Edited Mar 07, 2009, 15:05
Re: Ketamine, Wonky, and Dubstep
Mar 07, 2009, 15:00
Hunter T Wolfe wrote:
Popel Vooje wrote:
Hunter T Wolfe wrote:



It does seem to be all the rage with the kids, though- certainly in Brighton it's been the drug of choice among 18-20 year olds for the past few years, wonky or otherwise.

BTW, wonky as a dubstep subgenre does predate Simon Reynold's article- I've seen a few references to it in print in the last couple of months and even the music makers themselves placing their work in that category- though I'm far from knowing what I'm talking about in this area. In fact, it could all be a scam to get sad old gits like me asking their friends' kids if they know where they can get any 'wonky donkey' -cue scornful laughter, a barrage of agist abuse and any blunt objects to hand...




You're right - I looked up Wonky on Wikipedia, and according to them the term has existed for a year or so now (along with Crunk, Hyphy, and Chiptune, allegedly - "do you have any Cake?" indeed). I'm a little pre-conditioned towards skepticism about any new genre Simon reynolds wqrites about ever since I read an article he wrote in the Mixmag about grindie (supposedly a mixture of grime-oriented beats and streetwise lyrics with searing, trippy indie guitars). I thought it sounded right up my street so I went into IMO Records in Wimbledon - and they're REALLY hardcore rave trainspotters in there - and asked if they had any grindie, and the manager behind the counter just looked at me uncomprehendingly and said "any what?!"

I have actually been to a few dupstep nights, as there are some good (and relatively cheap) ones in Brixton clubs like the Mass - and the atmosphere there is generally much more peacable than any of the more comercial raves I've attended lately. Which brings me to...

You may well be right about Ketamine being the drug of choice for 18-20 year olds in Brighton, but the substance that seems to have made the biggest (and most unwelcome, IMO) comeback in London clubs over the last ten years or so has been coke. I don't go to clubs like Turnmills or Pascha anymore because since the late 90s their clientele has changed from loved-up pillheads to paranoid, coked-up a-holes with really bad, aggressive attitudes. If that's the alternative, then ketamine is fine by me!


Agreed. Though do you find that the cokeheads are that little bit older, like in their mid-twenties? If only for financial reasons, I'd imagine- K heads seem to be virtually schoolkids, or those who've just left. So both drug scenes co-exist.
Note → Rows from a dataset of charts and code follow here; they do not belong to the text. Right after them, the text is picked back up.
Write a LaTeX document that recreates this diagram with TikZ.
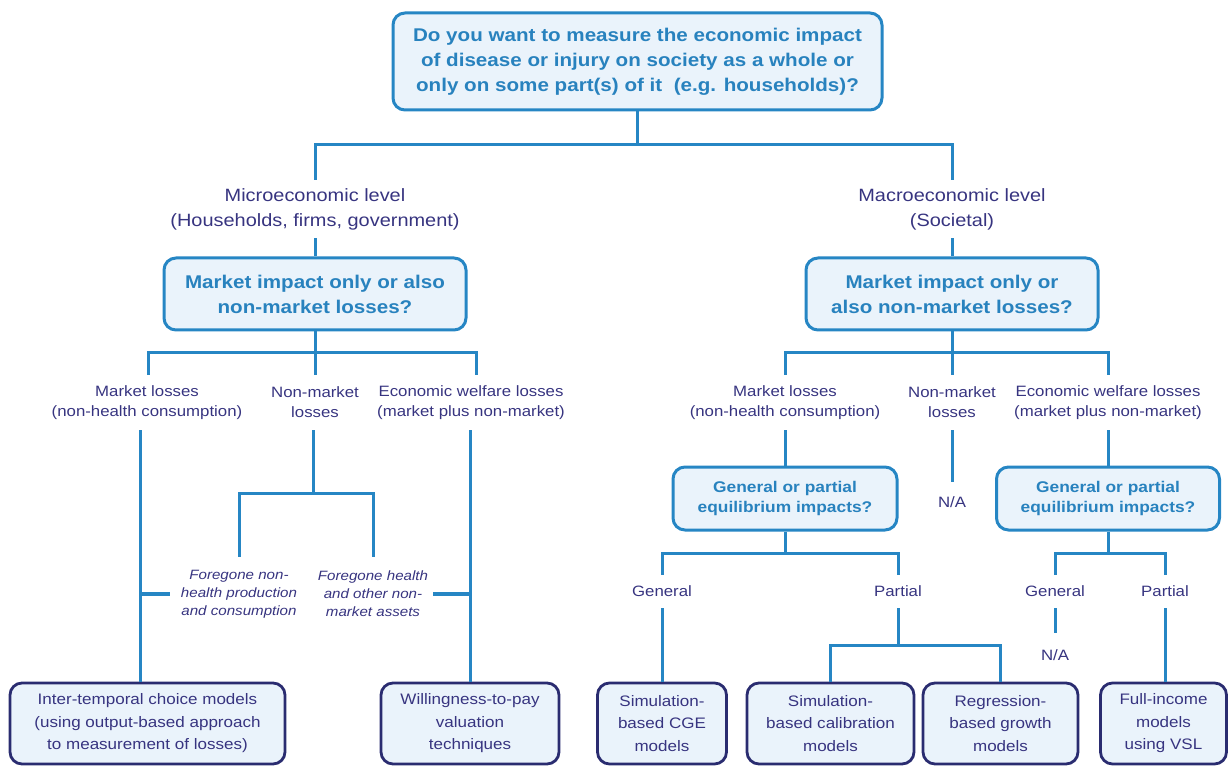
\documentclass[tikz,border=0pt]{standalone}
\usepackage{fontspec}
\setmainfont{Liberation Sans}[FakeStretch=1.12]
\definecolor{lblue}{RGB}{38,134,196}
\definecolor{qtext}{RGB}{40,130,190}
\definecolor{navy}{RGB}{55,52,128}
\definecolor{bnavy}{RGB}{42,44,112}
\definecolor{fillb}{RGB}{234,243,251}
\tikzset{
  qbox/.style={draw=lblue, line width=3pt, rounded corners=12pt, fill=fillb, text=qtext,
    font=\bfseries\fontsize{18.4}{25}\selectfont, align=center, inner sep=0pt},
  gbox/.style={qbox, font=\bfseries\fontsize{15.5}{19.5}\selectfont},
  mbox/.style={draw=bnavy, line width=2.8pt, rounded corners=12pt, fill=fillb, text=navy,
    font=\fontsize{15.2}{22.5}\selectfont, align=center, inner sep=0pt, minimum height=81pt},
  biglbl/.style={text=navy, font=\fontsize{17.8}{25}\selectfont, align=center, inner sep=0pt},
  lbl/.style={text=navy, font=\fontsize{15}{20}\selectfont, align=center, inner sep=0pt},
  ital/.style={text=navy, font=\itshape\fontsize{13.5}{18}\selectfont, align=center, inner sep=0pt},
  conn/.style={draw=lblue, line width=3pt},
  stub/.style={draw=lblue, line width=4pt}
}
\begin{document}
\begin{tikzpicture}[x=1pt,y=-1pt]
\useasboundingbox (0,0) rectangle (1229,767);
% top question
\node[qbox, minimum width=489pt, minimum height=97pt] (top) at (637.5,61.5)
  {Do you want to measure the economic impact\\of disease or injury on society as a whole or\\only on some part(s) of it\ \ (e.g. households)?};
% levels
\node[biglbl, minimum height=58pt] (micro) at (315,209) {Microeconomic level\\(Households, firms, government)};
\node[biglbl, minimum height=58pt] (macro) at (952,209) {Macroeconomic level\\(Societal)};
\node[qbox, minimum width=302pt, minimum height=72pt] (mq) at (315,294) {Market impact only or also\\non-market losses?};
\node[qbox, minimum width=292pt, minimum height=72pt] (Mq) at (952,294) {Market impact only or\\also non-market losses?};
% loss labels
\node[lbl, minimum height=55pt] (ml) at (147,402.5) {Market losses\\(non-health consumption)};
\node[lbl, minimum height=55pt] (mn) at (315,402.5) {Non-market\\losses};
\node[lbl, minimum height=55pt] (mw) at (471,402.5) {Economic welfare losses\\(market plus non-market)};
\node[lbl, minimum height=55pt] (Ml) at (785,402.5) {Market losses\\(non-health consumption)};
\node[lbl, minimum height=55pt] (Mn) at (952,402.5) {Non-market\\losses};
\node[lbl, minimum height=55pt] (Mw) at (1108,402.5) {Economic welfare losses\\(market plus non-market)};
% foregone
\node[ital, minimum height=74pt, minimum width=138pt] (f1) at (239,594) {Foregone non-\\health production\\and consumption};
\node[ital, minimum height=74pt, minimum width=120pt] (f2) at (373,594) {Foregone health\\and other non-\\market assets};
% equilibrium questions
\node[gbox, minimum width=224pt, minimum height=63pt] (g1) at (785,498.5) {General or partial\\equilibrium impacts?};
\node[gbox, minimum width=223pt, minimum height=63pt] (g2) at (1108,498.5) {General or partial\\equilibrium impacts?};
\node[lbl, minimum height=40pt] (na1) at (952,502) {N/A};
\node[lbl, minimum height=33pt] (ge1) at (662,591.5) {General};
\node[lbl, minimum height=33pt] (pa1) at (898,591.5) {Partial};
\node[lbl, minimum height=33pt] (ge2) at (1055,591.5) {General};
\node[lbl, minimum height=33pt] (pa2) at (1165,591.5) {Partial};
\node[lbl, minimum height=44pt] (na2) at (1055,655) {N/A};
% bottom models
\node[mbox, minimum width=275pt] (b1) at (147.5,723.5) {Inter-temporal choice models\\(using output-based approach\\to measurement of losses)};
\node[mbox, minimum width=178pt] (b2) at (470,723.5) {Willingness-to-pay\\valuation\\techniques};
\node[mbox, minimum width=129pt] (b3) at (662,723.5) {Simulation-\\based CGE\\models};
\node[mbox, minimum width=167pt] (b4) at (830.5,723.5) {Simulation-\\based calibration\\models};
\node[mbox, minimum width=155pt] (b5) at (1000.5,723.5) {Regression-\\based growth\\models};
\node[mbox, minimum width=126pt] (b6) at (1163.5,723.5) {Full-income\\models\\using VSL};
% junctions
\coordinate (j0) at (637.5,145);
\coordinate (j1) at (315,352);
\coordinate (j2) at (313,493);
\coordinate (j3) at (952,352);
\coordinate (j4) at (785,553);
\coordinate (j5) at (898,645);
\coordinate (j6) at (1108,553);
% connectors
\draw[conn] (top.south) -- (j0);
\draw[conn] (micro.north) -- (micro.north |- j0) -- (macro.north |- j0) -- (macro.north);
\draw[conn] (micro.south) -- (mq.north);
\draw[conn] (macro.south) -- (Mq.north);
\draw[conn] (mq.south) -- (j1);
\draw[conn] ([xshift=1pt]ml.north) -- ([xshift=1pt]ml.north |- j1) -- ([xshift=5pt]mw.north |- j1) -- ([xshift=5pt]mw.north);
\draw[conn] (mn.north) -- (mn.north |- j1);
\draw[conn] ([xshift=-7pt]ml.south) -- ([xshift=-7pt]ml.south |- b1.north);
\draw[conn] ([xshift=-1pt]mw.south) -- ([xshift=-1pt]mw.south |- b2.north);
\draw[conn] ([xshift=-2pt]mn.south) -- (j2);
\draw[conn] (f1.north) -- (f1.north |- j2) -- (f2.north |- j2) -- (f2.north);
\draw[stub] (f1.west) -- ([xshift=-7pt]ml.south |- f1.west);
\draw[stub] (f2.east) -- ([xshift=-1pt]mw.south |- f2.east);
\draw[conn] (Mq.south) -- (j3);
\draw[conn] (Ml.north) -- (Ml.north |- j3) -- (Mw.north |- j3) -- (Mw.north);
\draw[conn] (Mn.north) -- (Mn.north |- j3);
\draw[conn] (Ml.south) -- (g1.north);
\draw[conn] (Mn.south) -- (na1.north);
\draw[conn] (Mw.south) -- (g2.north);
\draw[conn] (g1.south) -- (j4);
\draw[conn] (ge1.north) -- (ge1.north |- j4) -- (pa1.north |- j4) -- (pa1.north);
\draw[conn] (ge1.south) -- (b3.north);
\draw[conn] (pa1.south) -- (j5);
\draw[conn] (b4.north) -- (b4.north |- j5) -- (b5.north |- j5) -- (b5.north);
\draw[conn] (g2.south) -- (j6);
\draw[conn] (ge2.north) -- (ge2.north |- j6) -- (pa2.north |- j6) -- (pa2.north);
\draw[conn] (ge2.south) -- (na2.north);
\draw[conn] (pa2.south) -- (pa2.south |- b6.north);
\end{tikzpicture}
\end{document}
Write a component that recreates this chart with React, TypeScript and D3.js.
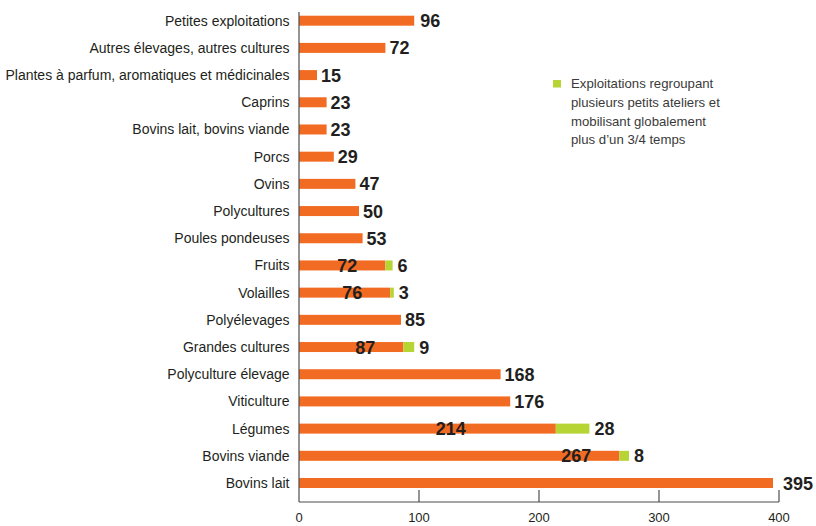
import React from "react";
import * as d3 from "d3";

const categories = [
  "Petites exploitations",
  "Autres élevages, autres cultures",
  "Plantes à parfum, aromatiques et médicinales",
  "Caprins",
  "Bovins lait, bovins viande",
  "Porcs",
  "Ovins",
  "Polycultures",
  "Poules pondeuses",
  "Fruits",
  "Volailles",
  "Polyélevages",
  "Grandes cultures",
  "Polyculture élevage",
  "Viticulture",
  "Légumes",
  "Bovins viande",
  "Bovins lait",
];
const mainValues = [96, 72, 15, 23, 23, 29, 47, 50, 53, 72, 76, 85, 87, 168, 176, 214, 267, 395];
const groupedValues = [0, 0, 0, 0, 0, 0, 0, 0, 0, 6, 3, 0, 9, 0, 0, 28, 8, 0];
const xTicks = [0, 100, 200, 300, 400];
const legendLines = [
  "Exploitations regroupant",
  "plusieurs petits ateliers et",
  "mobilisant globalement",
  "plus d’un 3/4 temps",
];

const ORANGE = "#F26B22";
const GREEN = "#B6D433";
const TEXT = "#231F20";

export default function App() {
  const W = 816;
  const H = 526;
  const x = d3.scaleLinear().domain([0, 400]).range([299, 779]);
  const y = d3.scalePoint<string>().domain(categories).range([20.7, 483]);
  const barH = 10;
  const axisY = 502;
  const labelFont = "'Liberation Sans', Arial, Helvetica, sans-serif";
  const extraGap: Record<string, number> = { "Petites exploitations": 2, "Bovins lait": 6 };

  return (
    <svg width={W} height={H} style={{ position: "absolute", left: 0, top: 0, background: "#fff" }}>
      {/* bars */}
      {categories.map((c, i) => {
        const cy = y(c)!;
        const m = mainValues[i];
        const g = groupedValues[i];
        return (
          <g key={c}>
            <rect x={x(0)} y={cy - barH / 2} width={x(m) - x(0)} height={barH} fill={ORANGE} />
            {g > 0 && (
              <rect x={x(m)} y={cy - barH / 2} width={x(m + g) - x(m)} height={barH} fill={GREEN} />
            )}
          </g>
        );
      })}
      {/* axes */}
      <line x1={x(0)} x2={x(0)} y1={12} y2={axisY} stroke="#4d4d4d" strokeWidth={1.2} />
      <line x1={x(0)} x2={x(400)} y1={axisY} y2={axisY} stroke="#4d4d4d" strokeWidth={1.2} />
      {xTicks.slice(1).map((t) => (
        <line key={t} x1={x(t)} x2={x(t)} y1={axisY - 12} y2={axisY} stroke="#4d4d4d" strokeWidth={1.2} />
      ))}
      {xTicks.map((t) => (
        <text key={t} x={x(t)} y={522} textAnchor="middle" fontFamily={labelFont} fontSize={13} fill={TEXT}>
          {t}
        </text>
      ))}
      {/* category labels */}
      {categories.map((c) => (
        <text key={c} x={289.5} y={y(c)! + 5} textAnchor="end" fontFamily={labelFont} fontSize={14} fill={TEXT}>
          {c}
        </text>
      ))}
      {/* value labels */}
      {categories.map((c, i) => {
        const cy = y(c)! + 6.5;
        const m = mainValues[i];
        const g = groupedValues[i];
        if (g > 0) {
          const inset = c === "Légumes" ? 90 : 28;
          return (
            <g key={c} fontFamily={labelFont} fontWeight="bold" fontSize={18} fill={TEXT}>
              <text x={x(m) - inset} y={cy} textAnchor="end">{m}</text>
              <text x={x(m + g) + 5} y={cy}>{g}</text>
            </g>
          );
        }
        return (
          <text key={c} x={x(m) + 4 + (extraGap[c] || 0)} y={cy} fontFamily={labelFont} fontWeight="bold" fontSize={18} fill={TEXT}>
            {m}
          </text>
        );
      })}
      {/* legend */}
      <rect x={553} y={80} width={8} height={7.5} fill={GREEN} />
      {legendLines.map((l, i) => (
        <text key={i} x={571} y={88.3 + i * 18.6} fontFamily={labelFont} fontSize={13.2} fill="#3a3a3a">
          {l}
        </text>
      ))}
    </svg>
  );
}
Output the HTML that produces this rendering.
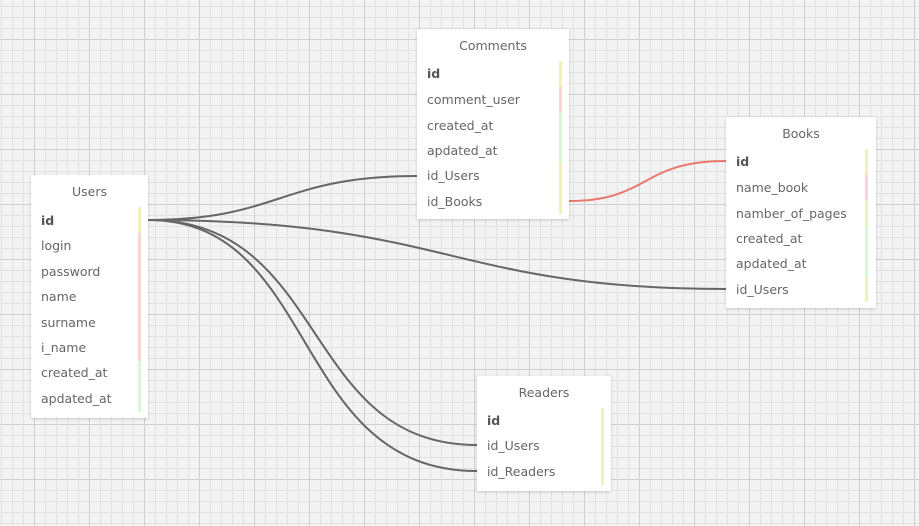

Well I don't know - I've heard that the price of street cocaine has really plummeted this millenium, to the point where even schoolkids and the unemployed can afford it. After an illegal party in Hyde Park last year myself and a couple of friends just managed to talk our way out of a nasty altercation with some coked-up chavs who didn't look any older than 18 or 19 at most (I quietly insisted on leaving after one of them called my mate Stephen - who's 27 - a paedophile, accusing him of leching after their gilrfriends, whilst inside I was thinking "fer fuck's sake, don't tell them how old I am!").

This was only a week or so after that spate of London stabbings too, so we were pretty mindful of not wanting to become the next statistic. Admittedly, though, none of this cancels out the likelihood of ketamine being popular. In fact I can imagine cokeheads using it as an antidote to help them come down off charlie.

You're right about grindie, mind - I was excited about it as a concept until I actually heard that "Grindie Volume 1" disc compiled by Statik (who invented the term as a joke, according to an interview he did in the Guardian) only to discover that most of it just sounded like dodgy nu-metal. I just bought the debut album by Malakai, though (have you heard of them? They're a Bristol duo who are signed to Geoff Barrow's Invada label), and they sound to me like everything grindie was cracked up to be but wasn't.

And yeah, I don't go in IMO anymore - the staff always were too elitist and up their own arses for my liking. Good dubstep vinyl section though.